Frauenbewegung und Frauenbewusstsein

„Jede soziale Bewegung bringt eine bestimmte Form des gesellschaftlichen Bewusstseins hervor, von der sie sich wiederum leiten lässt“, heißt es in der Streitschrift „Neue Perspektiven für die Befreiung der Frau“. Wir dokumentieren einen Auszug, der sich mit dem „Frauenbewusstsein“ befasst:

Auch der Frauenbewegung liegt ein besonderes Selbstbewusstsein von Frauen zu Grunde. Dieses Frauenbewusstsein stellt sich gegen die gesellschaftliche Ungleichheit von Männern und Frauen und weist jede Form der Diskriminierung und Benachteiligung von Frauen zurück. Es tritt für die vollständige Emanzipation der Frau in der Gesellschaft ein. Darin liegt die gemeinsame Grundlage der kämpferischen Frauenbewegung in ihrer ganzen Bandbreite.
Im Unterschied zum proletarischen Klassenbewusstsein gibt es nicht nur graduelle Abstufungen im Frauenbewusstsein, sondern es tritt auch noch äußerst widersprüchlich hervor. Das hat seinen besonderen Grund darin, dass die kämpferische Frauenbewegung keine einheitliche Klassenbasis hat, sondern die proletarische, die kleinbürgerliche und Teile der bürgerlichen Frauenbewegung umfasst. Deshalb spiegeln sich dort neben dem gemeinsamen Anliegen, die gesellschaftliche Ungleichheit von Mann und Frau zu beseitigen, auch gesetzmäßig die unterschiedlichen Klasseninteressen wider. Das tritt als weltanschaulicher Kampf zwischen der proletarischen und der bürgerlichen Ideologie zu Tage. Es kommt unvermeidlich zu einem ständigen Ringen zwischen proletarischer und kleinbürgerlicher Denkweise unter der Masse der Frauen.
Die proletarische Denkweise tritt für eine breite, die Masse der Frauen umfassende kämpferische Frauenbewegung ein. Diese kämpft um wirtschaftliche und politische Reformen zur Verwirklichung der Gleichberechtigung im Rahmen der kapitalistischen Gesellschaft. Im Unterschied zur bürgerlichen und kleinbürgerlichen Denkweise weiß sie jedoch, dass dadurch wohl einige Verbesserungen erreichbar sind, die gesellschaftliche Grundlage für die gesellschaftliche Ungleichheit von Mann und Frau aber unangetastet bleibt. Deshalb kämpft sie für die Beseitigung der gesellschaftlichen Ursachen der besonderen Ausbeutung und Unterdrückung der Masse der Frauen.

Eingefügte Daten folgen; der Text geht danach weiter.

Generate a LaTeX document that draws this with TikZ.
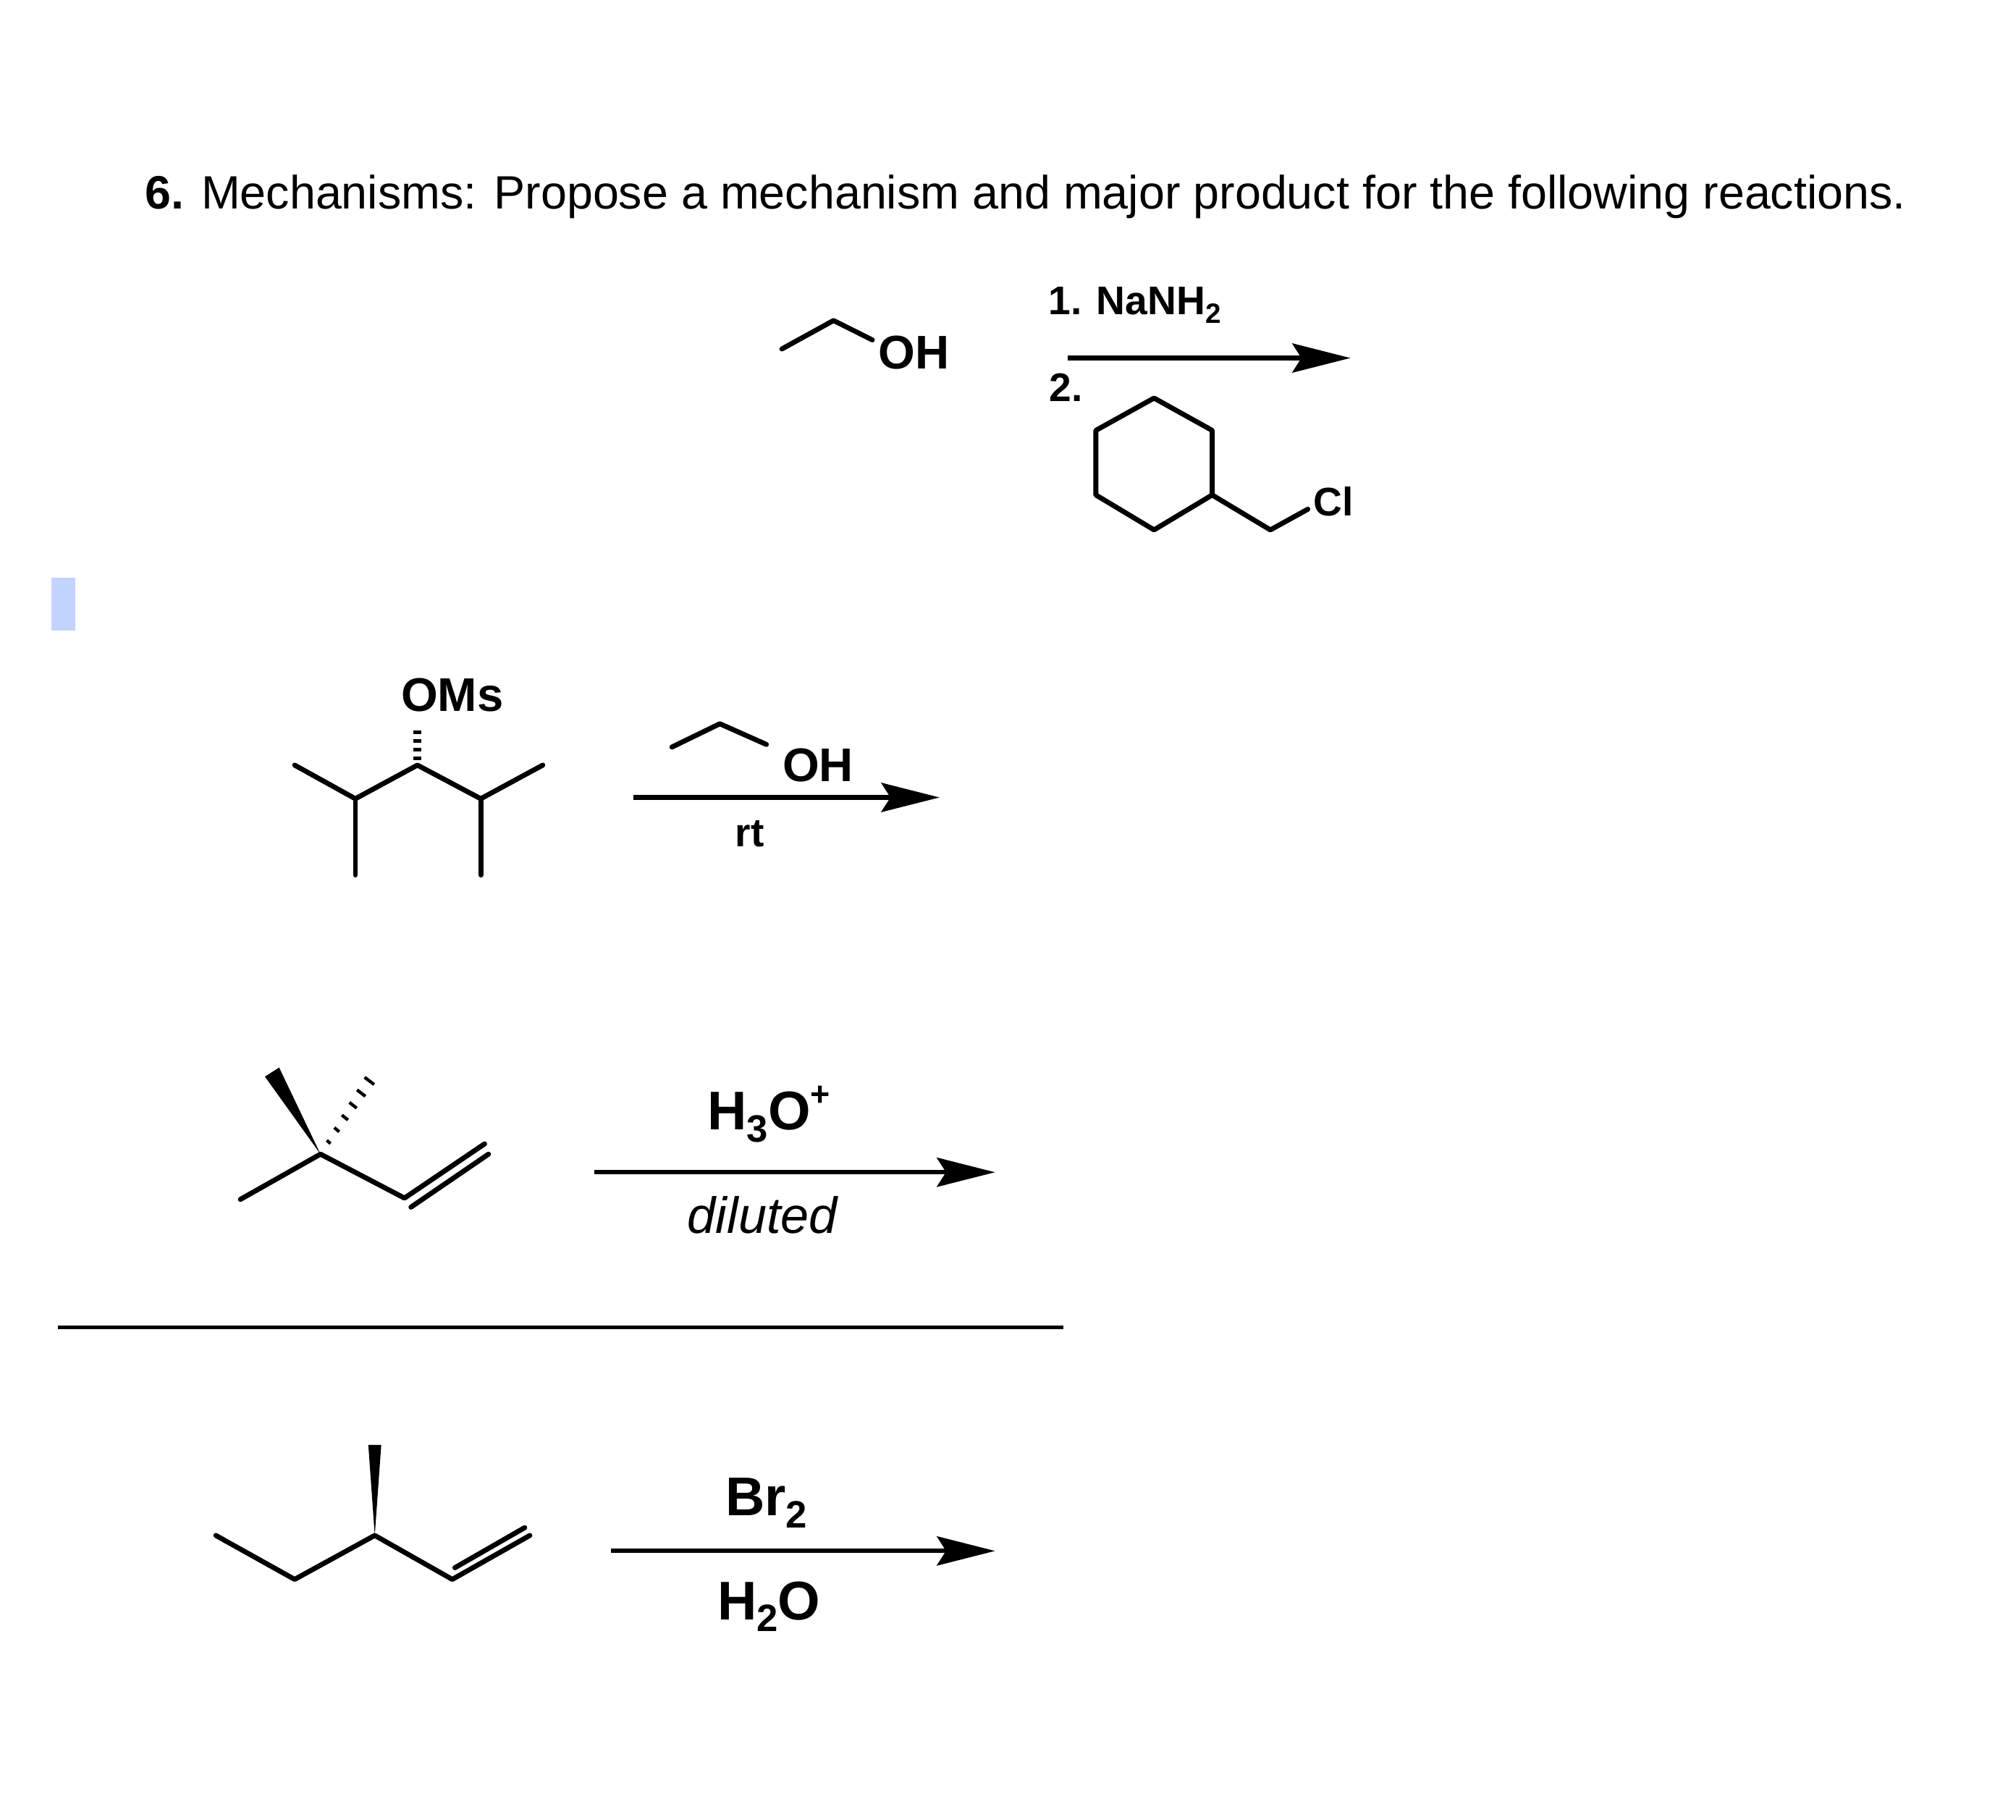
\documentclass[tikz,border=0pt]{standalone}
\usepackage{fontspec}
\setmainfont{Liberation Sans}
\usetikzlibrary{arrows.meta,calc}
\newcommand{\mysb}[1]{\raisebox{-0.22em}{\fontsize{0.7em}{0.7em}\selectfont #1}}
\newcommand{\mysp}[1]{\raisebox{0.45em}{\fontsize{0.62em}{0.62em}\selectfont #1}}
\begin{document}
\begin{tikzpicture}[x=0.05cm,y=-0.05cm,
 bond/.style={line width=5.5pt,line cap=round,line join=round},
 rxn/.style={line width=5pt,-{Stealth[length=64pt,width=32pt,inset=10pt]}},
 lab/.style={font=\fontsize{52}{60}\selectfont\bfseries,inner sep=0pt},
 reag/.style={font=\fontsize{44}{50}\selectfont\bfseries,inner sep=0pt},
 big/.style={font=\fontsize{60}{70}\selectfont\bfseries,inner sep=0pt}]
\useasboundingbox (0,0) rectangle (1560,1408);
\node[anchor=west,inner sep=0pt,font=\fontsize{51.5}{60}\selectfont] (title) at (112,152) {\textbf{6.} Mechanisms: Propose a mechanism and major product for the following reactions.};
\fill[blue!25!cyan!10!white!85!blue] (40,447) rectangle (58,488);
% reaction 1
\coordinate (e1) at (605,270); \coordinate (e2) at (645,248); \coordinate (e3) at (675,263);
\draw[bond] (e1)--(e2)--(e3);
\node[lab] (oh1) at (707,273) {OH};
\coordinate (a1s) at (826,277); \coordinate (a1e) at (1045,277);
\draw[rxn] (a1s)--(a1e);
\node[reag] (r11) at (878,236) {1. NaNH\mysb{2}};
\node[reag] (r12) at (825,300) {2.};
\draw[bond] (893,308)--(938,333)--(938,383)--(893,410)--(848,383)--(848,333)--cycle;
\draw[bond] (938,383)--(983,410)--(1012,394);
\node[reag] (cl) at (1032,388) {Cl};
% reaction 2
\node[lab] (oms) at (350,538) {OMs};
\coordinate (c0) at (323,592); \coordinate (cl2) at (275,618); \coordinate (cr2) at (372,618);
\draw[bond] (228,592)--(cl2)--(c0)--(cr2)--(420,592);
\draw[bond] (cl2)--(275,677); \draw[bond] (cr2)--(372,677);
\foreach \t in {0.15,0.35,0.55,0.75} \draw[line width=4pt] ($(323,592)!\t!(323,558)+(-3,0)$)--++(6,0);
\draw[bond] (520,578)--(557,560)--(593,576);
\node[lab] (oh2) at (633,592) {OH};
\draw[rxn] (490,617)--(727,617);
\node[reag] (rt) at (580,645) {rt};
% reaction 3
\coordinate (q) at (248,893);
\fill (q)--(205,833)--(216,826)--cycle;
\foreach \t in {0.15,0.3,0.45,0.6,0.75,0.9} \draw[line width=3.5pt] ($(q)!\t!(290,830)+(-3*\t-1,-2*\t-1)$)--($(q)!\t!(290,830)+(3*\t+1,2*\t+1)$);
\draw[bond] (186,928)--(q)--(313,927)--(375,885);
\draw[bond] (318,934)--(378,893);
\draw[rxn] (460,907)--(770,907);
\node[big] (h3o) at (595,862) {H\mysb{3}O\mysp{+}};
\node[inner sep=0pt,font=\fontsize{56}{64}\selectfont\itshape] (dil) at (590,940) {diluted};
\draw[line width=3.5pt] (45,1027)--(823,1027);
% reaction 4
\draw[bond] (167,1188)--(228,1222)--(290,1188)--(350,1222)--(410,1188);
\draw[bond] (352,1213)--(406,1182);
\fill (290,1188)--(285,1118)--(295,1118)--cycle;
\draw[rxn] (473,1200)--(770,1200);
\node[big] (br) at (593,1163) {Br\mysb{2}};
\node[big] (h2o) at (595,1243) {H\mysb{2}O};
\end{tikzpicture}
\end{document}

Das ist nur möglich durch die Vereinigung von proletarischem Klassenkampf und Kampf um die Befreiung der Frau.
Die bürgerliche und kleinbürgerliche Denkweise widerspiegelt die besondere Lage und Stellung der bürgerlichen und kleinbürgerlichen Frauen in der kapitalistischen Gesellschaft. Sie begnügt sich letztlich mit der rechtlichen Gleichstellung von Mann und Frau im Rahmen der bestehenden Gesellschaft. Sie kann deshalb immer nur die Interessen eines Teils der Frauen zum Ausdruck bringen. (…)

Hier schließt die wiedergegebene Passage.